Monday, January 23, 2017

Prayer and the "Politics of Mercy"

"Everything begins with prayer… If all the world’s rulers and leaders would spend a little time on their knees before God, I believe we would have a better world" (Mother Teresa).

Today, the Catholic Church in the United States observes the National Day of Prayer for the Legal Protection of Unborn Children (the ordinary day of observance, January 22, having fallen this year on a Sunday). Catholic Christians in America are called especially to a "day of prayer for the full restoration of the legal guarantee of the right to life and of penance for violations to the dignity of the human person committed through acts of abortion."

While we must continually remember and resist all of the cruelty and horrors inflicted in this world, we observe this day with a focus on the violence of abortion, because this violence is directed against the most invisible and defenseless of human persons, and it brings division to one of the most vulnerable and essential of human relationships: the relationship between mother and child.

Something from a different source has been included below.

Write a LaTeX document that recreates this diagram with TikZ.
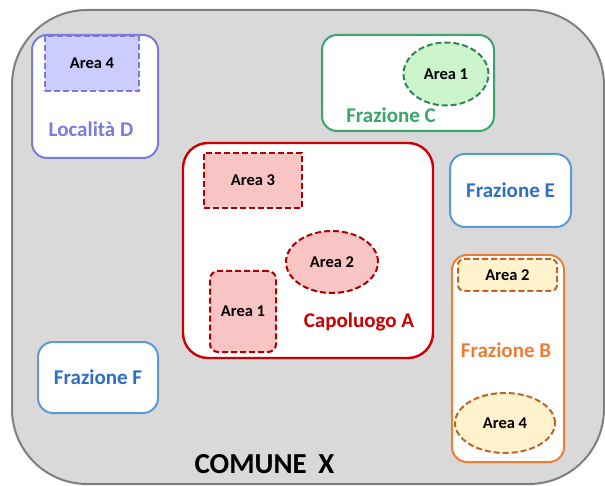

This is why Pope Francis, speaking in particular about the dignity of unborn human persons, insists that "a human being is always sacred and inviolable, in any situation and at every stage of development. Human beings are ends in themselves and never a means of resolving other problems. Once this conviction disappears, so do solid and lasting foundations for the defense of human rights, which would always be subject to the passing whims of the powers that be" (Pope Francis).

So we are invited to prayer and penance, today and every day. It is a good reminder for us of the fundamental significance of own interior life, of this hidden, grace-empowered dimension of our humanity.

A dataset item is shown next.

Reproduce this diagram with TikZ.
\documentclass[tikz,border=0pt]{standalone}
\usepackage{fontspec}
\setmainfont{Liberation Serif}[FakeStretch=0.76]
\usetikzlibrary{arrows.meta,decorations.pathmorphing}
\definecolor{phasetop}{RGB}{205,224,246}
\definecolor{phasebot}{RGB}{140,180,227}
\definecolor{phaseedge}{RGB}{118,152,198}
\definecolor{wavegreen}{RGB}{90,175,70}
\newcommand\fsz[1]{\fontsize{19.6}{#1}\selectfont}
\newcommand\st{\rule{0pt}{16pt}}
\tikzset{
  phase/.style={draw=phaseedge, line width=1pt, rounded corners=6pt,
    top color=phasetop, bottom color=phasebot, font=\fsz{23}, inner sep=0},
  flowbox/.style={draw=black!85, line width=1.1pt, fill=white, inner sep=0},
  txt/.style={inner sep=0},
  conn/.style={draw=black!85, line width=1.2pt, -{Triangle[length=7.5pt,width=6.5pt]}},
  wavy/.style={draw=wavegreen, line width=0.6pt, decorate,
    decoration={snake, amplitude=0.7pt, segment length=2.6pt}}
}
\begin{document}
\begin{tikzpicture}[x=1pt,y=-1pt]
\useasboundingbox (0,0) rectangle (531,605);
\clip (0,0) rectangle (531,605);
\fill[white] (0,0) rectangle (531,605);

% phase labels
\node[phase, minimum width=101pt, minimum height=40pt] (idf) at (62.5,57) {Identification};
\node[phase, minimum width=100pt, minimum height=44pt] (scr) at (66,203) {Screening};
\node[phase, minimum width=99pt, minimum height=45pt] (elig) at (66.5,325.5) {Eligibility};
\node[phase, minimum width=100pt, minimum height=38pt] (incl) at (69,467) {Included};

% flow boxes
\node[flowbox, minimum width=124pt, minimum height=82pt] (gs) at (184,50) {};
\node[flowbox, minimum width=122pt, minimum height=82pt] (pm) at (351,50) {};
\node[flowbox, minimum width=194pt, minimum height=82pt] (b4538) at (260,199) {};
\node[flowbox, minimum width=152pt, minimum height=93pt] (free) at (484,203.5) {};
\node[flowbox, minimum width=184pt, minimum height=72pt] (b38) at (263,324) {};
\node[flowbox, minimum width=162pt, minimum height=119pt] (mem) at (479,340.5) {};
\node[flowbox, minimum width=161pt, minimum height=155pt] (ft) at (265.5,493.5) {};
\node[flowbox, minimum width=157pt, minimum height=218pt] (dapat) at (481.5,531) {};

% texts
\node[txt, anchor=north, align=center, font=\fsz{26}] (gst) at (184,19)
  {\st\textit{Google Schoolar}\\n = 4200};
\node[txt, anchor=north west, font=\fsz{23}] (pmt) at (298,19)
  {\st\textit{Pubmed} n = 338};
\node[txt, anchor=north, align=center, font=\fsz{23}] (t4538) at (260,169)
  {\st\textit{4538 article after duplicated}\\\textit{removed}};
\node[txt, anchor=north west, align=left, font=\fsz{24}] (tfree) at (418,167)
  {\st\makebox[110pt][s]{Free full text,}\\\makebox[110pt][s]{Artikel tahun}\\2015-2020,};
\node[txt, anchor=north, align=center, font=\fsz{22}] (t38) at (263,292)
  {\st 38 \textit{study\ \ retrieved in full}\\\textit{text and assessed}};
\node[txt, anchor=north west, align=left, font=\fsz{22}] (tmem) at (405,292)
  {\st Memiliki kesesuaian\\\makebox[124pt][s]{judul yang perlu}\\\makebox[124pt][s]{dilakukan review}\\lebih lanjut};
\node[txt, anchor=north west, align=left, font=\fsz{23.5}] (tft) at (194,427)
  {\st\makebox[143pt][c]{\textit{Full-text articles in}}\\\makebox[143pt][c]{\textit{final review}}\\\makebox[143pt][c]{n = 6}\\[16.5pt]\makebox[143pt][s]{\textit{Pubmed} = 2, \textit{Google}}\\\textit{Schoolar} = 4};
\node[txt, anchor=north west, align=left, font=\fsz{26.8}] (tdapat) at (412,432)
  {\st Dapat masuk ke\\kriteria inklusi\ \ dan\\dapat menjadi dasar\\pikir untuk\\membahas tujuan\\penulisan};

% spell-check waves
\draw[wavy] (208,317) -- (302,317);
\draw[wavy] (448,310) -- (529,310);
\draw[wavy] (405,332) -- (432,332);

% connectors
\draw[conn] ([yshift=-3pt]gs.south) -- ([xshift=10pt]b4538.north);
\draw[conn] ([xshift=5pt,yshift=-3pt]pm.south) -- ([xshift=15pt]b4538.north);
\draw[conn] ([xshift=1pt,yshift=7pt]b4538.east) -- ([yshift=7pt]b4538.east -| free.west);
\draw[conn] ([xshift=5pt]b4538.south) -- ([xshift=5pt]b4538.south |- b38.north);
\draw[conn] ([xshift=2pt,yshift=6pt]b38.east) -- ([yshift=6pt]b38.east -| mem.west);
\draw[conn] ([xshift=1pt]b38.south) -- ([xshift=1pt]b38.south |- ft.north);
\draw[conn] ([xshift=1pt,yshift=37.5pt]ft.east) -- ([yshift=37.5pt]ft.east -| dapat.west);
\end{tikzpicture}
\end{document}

Prayer and penance are the irreplaceable means that we possess, as sharers in Christ's royal priesthood through baptism, in the struggle against our own sins and the sins of the world. They are the means whereby Jesus's redeeming sacrifice "extends" its human proximity through all space and time, to transform the world. And these means are always available within that immediate and specific piece of the world--of history--that has been entrusted to us.

Through our prayer and sacrifice, God's love draws closer to the anguish and destruction of human violence, to initiate and nurture (often in unseen and unheralded ways) the process of conversion, of the change of hearts, of forgiveness, reconciliation, and healing. Here, then, is the soul of whatever other kind of political or social activism we judge to be prudent and necessary or helpful to build up the common good, to work toward protecting the dignity of every human person and healing the wounds of every kind of violence.

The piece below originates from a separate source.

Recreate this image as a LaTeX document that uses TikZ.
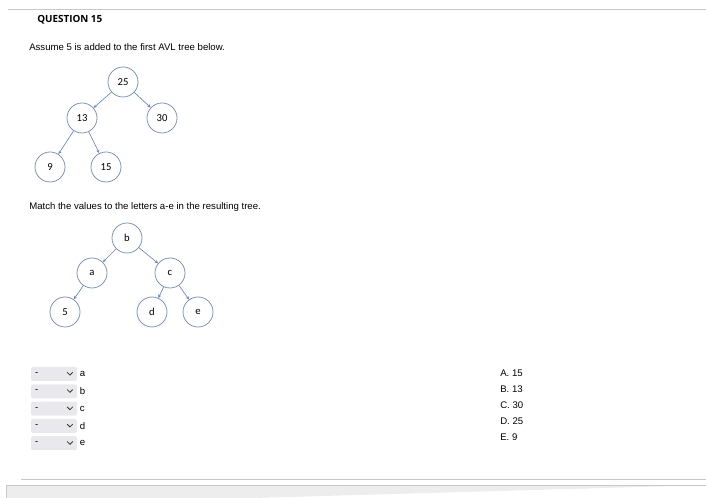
\documentclass[tikz,border=0pt]{standalone}
\usepackage{fontspec}
\setmainfont{Liberation Sans}
\newfontfamily\nodefont{Carlito}
\newfontfamily\headfont{Open Sans}
\usetikzlibrary{arrows.meta}
\definecolor{circblue}{HTML}{7F93B8}
\definecolor{edgeblue}{HTML}{6A89C2}
\definecolor{ddgray}{HTML}{E9E9ED}
\definecolor{rulegray}{HTML}{C8C8C8}
\definecolor{panelgray}{HTML}{EDEDED}

\tikzset{
	treenode/.style={circle, draw=circblue, line width=0.6pt, minimum size=22.5pt,
		inner sep=0pt, font=\nodefont\fontsize{8}{9}\selectfont},
	treeedge/.style={draw=edgeblue, line width=0.5pt,
		-{Stealth[length=2.6pt,width=2.4pt]}},
	plaintext/.style={anchor=west, inner sep=0pt, font=\fontsize{7.2}{8}\selectfont},
	dropbox/.style={rectangle, rounded corners=1.5pt, fill=ddgray, minimum width=34.5pt,
		minimum height=10.5pt, inner sep=0pt},
}

\begin{document}
\begin{tikzpicture}[x=0.75pt, y=-0.75pt]
	\useasboundingbox (0,0) rectangle (706,498);
	\draw[rulegray, line width=0.6pt] (8,9) -- (706,9);
	\node[anchor=west, inner sep=0pt, font=\headfont\bfseries\fontsize{7.4}{9}\selectfont] (title) at (37,20) {QUESTION 15};
	\node[plaintext] (intro) at (29,47) {Assume 5 is added to the first AVL tree below.};

	% first tree
	\node[treenode] (n25) at (123,82) {25};
	\node[treenode] (n13) at (82,118) {13};
	\node[treenode] (n30) at (162,118) {30};
	\node[treenode] (n9) at (50,167) {9};
	\node[treenode] (n15) at (106,167) {15};
	\draw[treeedge] (n25) -- (n13);
	\draw[treeedge] (n25) -- (n30);
	\draw[treeedge] (n13) -- (n9);
	\draw[treeedge] (n13) -- (n15);

	\node[plaintext] (match) at (29,207) {Match the values to the letters a-e in the resulting tree.};

	% resulting tree
	\node[treenode] (tb) at (127,238) {b};
	\node[treenode] (ta) at (92,273) {a};
	\node[treenode] (tc) at (170,273) {c};
	\node[treenode] (t5) at (65,312) {5};
	\node[treenode] (td) at (152,312) {d};
	\node[treenode] (te) at (198,312) {e};
	\draw[treeedge] (tb) -- (ta);
	\draw[treeedge] (tb) -- (tc);
	\draw[treeedge] (ta) -- (t5);
	\draw[treeedge] (tc) -- (td);
	\draw[treeedge] (tc) -- (te);

	% drop-downs
	\foreach \l [count=\i] in {a,b,c,d,e} {
		\node[dropbox] (dd\i) at (54,374+17.3*\i-17.3) {};
		\node[plaintext] (dash\i) at ([xshift=3pt]dd\i.west) {-};
		\draw[black!80, line width=0.6pt] ([xshift=-7.6pt,yshift=1.3pt]dd\i.east) -- ([xshift=-5.5pt,yshift=-0.8pt]dd\i.east) -- ([xshift=-3.4pt,yshift=1.3pt]dd\i.east);
		\node[plaintext] (let\i) at ([xshift=1.8pt]dd\i.east) {\l};
	}

	% answers
	\foreach \t [count=\i] in {A. 15,B. 13,C. 30,D. 25,E. 9} {
		\node[plaintext] (ans\i) at (500,373+16*\i-16) {\t};
	}

	\draw[rulegray, line width=0.6pt] (21,479) -- (706,479);
	\draw[rulegray, fill=panelgray, line width=0.6pt] (6,505) -- (6,485) -- (710,485);
\end{tikzpicture}
\end{document}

Prayer and sacrifice (which can be a voluntary penance or even the embrace, in faith and love, of the unavoidable sufferings of the present moment) are "activity" that anyone can carry out. They do not replace our specific social and personal responsibilities toward our brothers and sisters in justice and charity. Rather, prayer and sacrifice remain always the vivifying center of the love with which we carry out all our other actions--because we are thus united in our own hearts (which are the origin of our freedom and love) to Christ's crucified love.

We must not allow our actions and our hearts to lose this focus, because the love of Jesus is the only hope for humanity.

Prayer and sacrifice are also a kind of "power" that cannot be taken away from us, no matter how poor and oppressed we are, regardless of sickness, pain, or weakness, in whatever limitations we find ourselves.

This does not, however, give any excuse to those who hold human power to neglect their responsibilities toward those in need. Not only charity, but also justice and the proper use of political power are the concern of all of us and require our vigilance. We are all responsible for cultivating justice, peace, generosity, and community among the persons and in the places we find ourselves, within our particular circumstances with their demands and possibilities, and as members of a larger society.

We must always do what we can to love those who have been entrusted to us, and each of us is responsible before God for discerning the concrete ways he calls us to be involved in the various levels of social life. Prayer is not a substitute for the more "external" work of seeking justice and mercy in human affairs, protecting the weak, or building up our families, communities, living environments, peoples, nations, and the international community. But prayer is what carries forward all these good works, and it is also what always remains possible even when no other kind of work is possible.

Prayer is thus the most fundamental political action and also the most "democratic" in that it is always available to everyone, because the Spirit of Jesus is at work in every person's heart. Prayer has the highest aim, in that it directs itself to the One who can do all things, the God of mercy who loves us.

Anyone can pray. Anyone. And if you pray, truly, from the heart, turning to the loving and merciful God who has already redeemed the world, you can be sure that the change you seek has begun--already, in that very moment--in a new way.

For God sees, and God listens, and God works within the mysterious connections that unite us all, one with another. And when you pray, it is because he has already begun to work in you.

It is the beginning of "the revolution of the heart." It is the awakening of the politics of mercy.